Why precision matters in fertilizer planning
Fertilizer dollars produce their highest return when every pound of nutrient lines up with an agronomic goal. Whether you manage a grain farm with 500 acres of sandy loam or a high-end sports field with 45,000 square feet of hybrid bermudagrass, translating soil test targets into pounds per acre and pounds per 1,000 square feet is a constant exercise. Accurate conversions ensure that tissue tests, nutrient removal spreadsheets, and environmental stewardship plans all speak the same language. The calculator above was engineered to bridge the gap between large-scale acre-based recommendations and the smaller zones where turf managers and specialty crop growers often work.
One acre equals 43,560 square feet, yet most turfgrass labels specify nutrient rates on a 1,000 square foot basis. Multiply the turf rate by 43.56 to align it with whole-field numbers or divide the acre-based recommendation by 43.56 to produce a turf-style rate. When producers skip this conversion, they often over-apply by 10 to 20 percent, wasting product and potentially leaching nutrients into groundwater. The USDA Natural Resources Conservation Service stresses that nutrient precision is one of the simplest steps to meet conservation compliance thresholds, especially in watersheds with strict nitrogen or phosphorus caps.

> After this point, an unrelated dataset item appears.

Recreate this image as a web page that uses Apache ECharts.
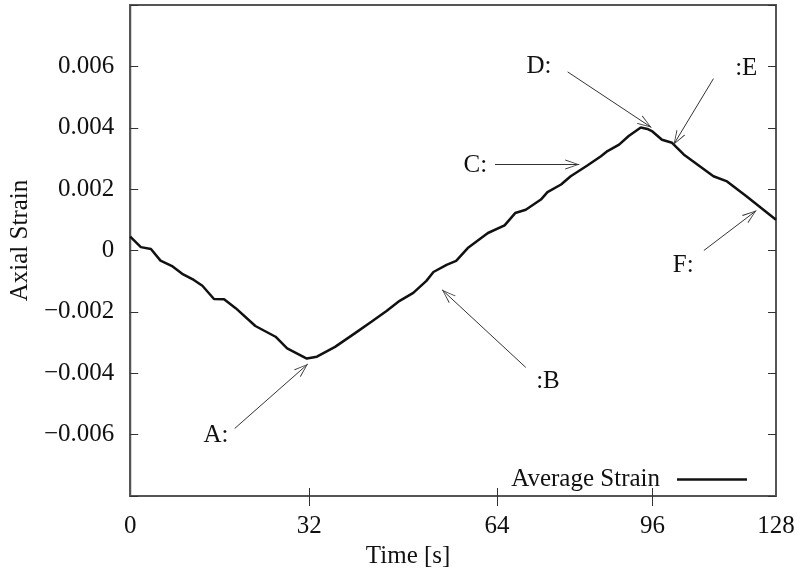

Step-by-step framework for pounds per acre calculations
- Start with the soil test. Laboratories typically output a nutrient prescription in pounds per acre. Note the specific nutrient, such as nitrogen, phosphorus expressed as P2O5, or potassium expressed as K2O. Record separate targets for preplant, sidedress, and topdress timings if your crop benefits from split applications.
- Determine the treated acreage. Actual treated acres may be lower than the deeded field size because of buffer strips, terraces, or non-farmed headlands. High-resolution boundary maps from RTK guidance or drone imagery can improve this number and reduce leftover mix.
- Choose a fertilizer analysis and bag or bulk density. The analysis indicates the percentage of nutrient in the product. A 46-0-0 fertilizer provides 46 pounds of nitrogen per 100 pounds of product. Converting nutrient needs into product weight is as simple as dividing the nutrient load by the analysis expressed as a decimal.
- Calculate total nutrient pounds. Multiply acres by the target pounds per acre. If multiple nutrients are concerned, run the calculation for each one and note the limiting nutrient that forces the final product rate.
- Plan logistics. The total product pounds divided by bag size or bulk density yields the number of bags or tons required. Schedule deliveries, tender trucks, or crew labor based on this figure.
For example, 35 acres needing 70 pounds of nitrogen per acre demand 2,450 pounds of actual nitrogen. Using 46-0-0, divide 2,450 by 0.46 to obtain 5,326 pounds of fertilizer product. If the supplier packages 50-pound bags, the crew must stage 106 bags. The calculator provided automates every step after the soil test entry, dramatically reducing time spent punching numbers into a handheld calculator.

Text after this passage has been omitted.